For the overall business climate - including job growth, education and business costs - Orange County ranked higher, at 72.

But compare those results to Forbes' list last year, before the new "cost of doing business" quality was factored in - Orange County ranked 10th overall and San Diego was first. For 2003, San Diego dropped to 27th overall and 129th for cost of doing business.

On May 1, the California Chamber of Commerce and California Business Roundtable released their 13th annual Business Climate Survey. It asked questions of 400 businesses, more than three-fourths of them small firms with fewer than 250 employees. "Nearly one-fifth of California businesses are planning to expand and/or relocate outside of the state to relieve" cost pressures, according to a chamber summary.

"The state's current budget crisis, skyrocketing workers' compensation costs and among the nation's highest electricity rates give renewed impetus to other states' hunting expeditions. And they're offering incentives that California is hard-pressed to match," the Register reported Thursday. The story cited ceramics maker Ceradyne, which may leave Costa Mesa for Lexington, Ky., where the state is offering $2 million in tax savings and the city promises expedited permits to build a new plant. Electricity rates are two-thirds less than the company pays here. The story also noted that "Irvine-headquartered Fidelity National Financial, the nation's largest title insurer, is headed to Jacksonville, Fla., hooked by $12.5 million in state-city incentives, lower land costs and what Chief Executive Bill Foley described as the 'oppressive cost of doing business' in California."

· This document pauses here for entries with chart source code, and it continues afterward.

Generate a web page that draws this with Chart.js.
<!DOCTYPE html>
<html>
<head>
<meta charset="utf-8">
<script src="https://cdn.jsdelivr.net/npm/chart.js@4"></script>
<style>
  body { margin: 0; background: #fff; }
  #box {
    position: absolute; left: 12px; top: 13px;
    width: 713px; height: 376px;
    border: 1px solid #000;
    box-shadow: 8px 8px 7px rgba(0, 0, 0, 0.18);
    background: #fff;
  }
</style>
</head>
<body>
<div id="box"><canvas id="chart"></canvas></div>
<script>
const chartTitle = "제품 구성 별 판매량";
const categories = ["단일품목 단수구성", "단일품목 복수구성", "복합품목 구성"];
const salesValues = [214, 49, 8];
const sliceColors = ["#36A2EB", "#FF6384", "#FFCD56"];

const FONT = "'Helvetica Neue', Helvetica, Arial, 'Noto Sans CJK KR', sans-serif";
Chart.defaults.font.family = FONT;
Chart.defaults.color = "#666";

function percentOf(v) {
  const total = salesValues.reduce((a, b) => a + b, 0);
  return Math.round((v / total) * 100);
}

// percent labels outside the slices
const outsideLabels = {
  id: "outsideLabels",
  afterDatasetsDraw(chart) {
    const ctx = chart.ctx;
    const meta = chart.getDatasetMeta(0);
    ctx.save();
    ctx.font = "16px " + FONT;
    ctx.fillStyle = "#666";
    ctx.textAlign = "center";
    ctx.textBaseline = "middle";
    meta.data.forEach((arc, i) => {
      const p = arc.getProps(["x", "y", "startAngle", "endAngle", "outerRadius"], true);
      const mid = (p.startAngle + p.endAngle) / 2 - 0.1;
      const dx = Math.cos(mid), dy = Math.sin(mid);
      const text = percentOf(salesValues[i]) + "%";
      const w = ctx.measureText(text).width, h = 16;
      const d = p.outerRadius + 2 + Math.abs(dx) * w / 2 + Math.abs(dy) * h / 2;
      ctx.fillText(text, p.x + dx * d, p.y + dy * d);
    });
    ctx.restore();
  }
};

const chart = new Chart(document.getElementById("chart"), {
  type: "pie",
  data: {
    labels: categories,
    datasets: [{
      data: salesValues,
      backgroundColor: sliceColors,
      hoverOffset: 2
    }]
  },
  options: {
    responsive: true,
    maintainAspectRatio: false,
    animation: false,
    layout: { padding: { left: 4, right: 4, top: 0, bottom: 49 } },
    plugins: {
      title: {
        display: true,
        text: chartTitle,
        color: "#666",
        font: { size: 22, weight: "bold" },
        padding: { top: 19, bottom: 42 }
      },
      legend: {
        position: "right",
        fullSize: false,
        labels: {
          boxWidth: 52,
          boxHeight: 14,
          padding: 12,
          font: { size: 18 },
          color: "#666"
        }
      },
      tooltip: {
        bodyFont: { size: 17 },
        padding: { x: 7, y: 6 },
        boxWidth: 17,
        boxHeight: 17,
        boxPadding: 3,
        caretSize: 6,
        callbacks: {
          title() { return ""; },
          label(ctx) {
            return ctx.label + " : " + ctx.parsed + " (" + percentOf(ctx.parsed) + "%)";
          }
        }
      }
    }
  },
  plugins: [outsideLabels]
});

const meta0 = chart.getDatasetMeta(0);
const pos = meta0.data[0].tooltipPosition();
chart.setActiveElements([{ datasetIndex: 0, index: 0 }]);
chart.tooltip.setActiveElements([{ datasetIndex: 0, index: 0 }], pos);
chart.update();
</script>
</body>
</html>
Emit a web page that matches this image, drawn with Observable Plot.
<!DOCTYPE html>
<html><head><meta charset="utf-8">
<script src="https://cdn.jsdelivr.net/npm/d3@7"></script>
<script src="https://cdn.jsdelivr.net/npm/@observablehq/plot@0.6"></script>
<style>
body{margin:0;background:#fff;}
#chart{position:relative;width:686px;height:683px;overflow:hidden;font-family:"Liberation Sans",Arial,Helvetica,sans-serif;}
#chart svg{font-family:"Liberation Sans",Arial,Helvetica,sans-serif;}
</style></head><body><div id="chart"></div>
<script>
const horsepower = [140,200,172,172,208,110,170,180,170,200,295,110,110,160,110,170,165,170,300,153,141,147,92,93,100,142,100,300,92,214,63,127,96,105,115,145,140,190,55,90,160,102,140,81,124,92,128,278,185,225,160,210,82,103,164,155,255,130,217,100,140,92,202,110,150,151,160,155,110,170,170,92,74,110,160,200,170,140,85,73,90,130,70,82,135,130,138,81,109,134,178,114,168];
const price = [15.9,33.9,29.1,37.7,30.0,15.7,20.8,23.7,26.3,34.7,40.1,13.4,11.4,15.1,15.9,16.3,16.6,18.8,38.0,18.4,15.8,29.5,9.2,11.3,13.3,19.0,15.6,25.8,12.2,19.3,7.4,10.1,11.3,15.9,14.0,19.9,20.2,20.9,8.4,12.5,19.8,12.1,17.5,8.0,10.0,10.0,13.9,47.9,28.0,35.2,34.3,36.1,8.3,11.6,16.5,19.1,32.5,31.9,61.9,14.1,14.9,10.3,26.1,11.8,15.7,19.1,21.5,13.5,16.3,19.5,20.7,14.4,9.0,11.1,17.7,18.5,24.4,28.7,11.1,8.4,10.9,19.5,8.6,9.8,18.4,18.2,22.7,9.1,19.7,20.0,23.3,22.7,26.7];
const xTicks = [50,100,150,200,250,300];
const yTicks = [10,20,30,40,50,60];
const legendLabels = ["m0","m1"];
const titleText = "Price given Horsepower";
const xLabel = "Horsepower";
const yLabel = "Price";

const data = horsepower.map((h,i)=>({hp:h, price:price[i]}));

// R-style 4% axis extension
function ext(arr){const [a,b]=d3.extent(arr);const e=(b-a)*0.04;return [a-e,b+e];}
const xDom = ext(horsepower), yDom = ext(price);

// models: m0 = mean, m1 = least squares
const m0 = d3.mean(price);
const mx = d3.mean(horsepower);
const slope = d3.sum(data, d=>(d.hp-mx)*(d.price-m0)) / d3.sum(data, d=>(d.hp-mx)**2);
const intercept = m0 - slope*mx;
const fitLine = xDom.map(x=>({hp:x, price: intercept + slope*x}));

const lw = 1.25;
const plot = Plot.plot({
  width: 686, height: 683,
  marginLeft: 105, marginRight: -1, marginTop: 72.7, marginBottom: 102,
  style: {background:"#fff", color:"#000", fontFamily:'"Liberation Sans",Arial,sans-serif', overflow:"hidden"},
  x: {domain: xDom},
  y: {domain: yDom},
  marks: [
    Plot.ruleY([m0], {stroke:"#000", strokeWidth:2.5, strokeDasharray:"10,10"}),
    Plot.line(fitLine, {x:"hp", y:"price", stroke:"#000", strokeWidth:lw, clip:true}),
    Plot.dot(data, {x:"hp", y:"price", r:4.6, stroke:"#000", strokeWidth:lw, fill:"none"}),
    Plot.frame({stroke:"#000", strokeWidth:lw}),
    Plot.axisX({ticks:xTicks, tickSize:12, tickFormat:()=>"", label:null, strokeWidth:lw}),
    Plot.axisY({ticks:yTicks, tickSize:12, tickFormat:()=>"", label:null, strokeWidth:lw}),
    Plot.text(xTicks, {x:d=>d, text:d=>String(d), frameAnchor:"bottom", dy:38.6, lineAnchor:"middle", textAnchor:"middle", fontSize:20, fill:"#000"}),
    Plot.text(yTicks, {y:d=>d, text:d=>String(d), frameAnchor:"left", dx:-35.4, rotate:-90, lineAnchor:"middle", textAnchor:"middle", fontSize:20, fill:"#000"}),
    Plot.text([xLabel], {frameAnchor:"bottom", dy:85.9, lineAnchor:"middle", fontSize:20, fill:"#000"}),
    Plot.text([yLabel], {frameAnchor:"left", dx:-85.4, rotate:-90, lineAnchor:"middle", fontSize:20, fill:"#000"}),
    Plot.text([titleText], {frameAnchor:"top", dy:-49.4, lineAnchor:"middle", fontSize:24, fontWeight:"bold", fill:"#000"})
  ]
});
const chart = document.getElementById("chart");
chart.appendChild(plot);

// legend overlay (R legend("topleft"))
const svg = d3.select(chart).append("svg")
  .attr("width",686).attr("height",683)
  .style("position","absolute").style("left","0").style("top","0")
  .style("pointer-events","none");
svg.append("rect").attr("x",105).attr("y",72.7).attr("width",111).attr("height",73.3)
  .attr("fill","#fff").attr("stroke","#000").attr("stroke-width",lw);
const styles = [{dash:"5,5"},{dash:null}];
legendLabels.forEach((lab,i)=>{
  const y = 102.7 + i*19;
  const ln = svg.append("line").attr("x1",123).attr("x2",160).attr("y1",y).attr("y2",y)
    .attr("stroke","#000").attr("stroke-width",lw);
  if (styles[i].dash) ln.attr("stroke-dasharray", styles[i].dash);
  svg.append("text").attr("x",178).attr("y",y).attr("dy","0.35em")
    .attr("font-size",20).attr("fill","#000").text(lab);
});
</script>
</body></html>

"We're in a period of very sluggish economic growth," Esmael Adibi, director of the Anderson Center for Economic Research at Chapman University, told us. The center's leading economic indicator series is forecast to rise just 0.6 percent for second quarter 2003 (annual rate) and could go lower.

He warned that state tax increases, especially Gov. Davis' proposed half-cent sales tax increase, would reduce consumer spending and would be "especially regressive, hitting lower incomes more than higher incomes." Republicans in the Legislature need to "hold the line on taxes" to make sure the state economic climate doesn't get worse.

It would be wise to examine these events in the context of what our columnist Steven Greenhut found during his trip to Sacramento last week: a tide of anti-business bills emanating from a Legislature that mostly has little understanding of, much less sympathy for, business, large or small. The word "contempt" is not too strong to characterize the Sacramento sentiment.

Right now could be the last moment Californians have a choice to avoid an economic calamity - during state budget negotiations, before too many anti-business bills take hold, before too many companies make the Fidelity National decision. State and local officials should realize that, even if they raise tax rates, they might not get higher collections if the businesses and high-income citizens that would pay the new levies have left.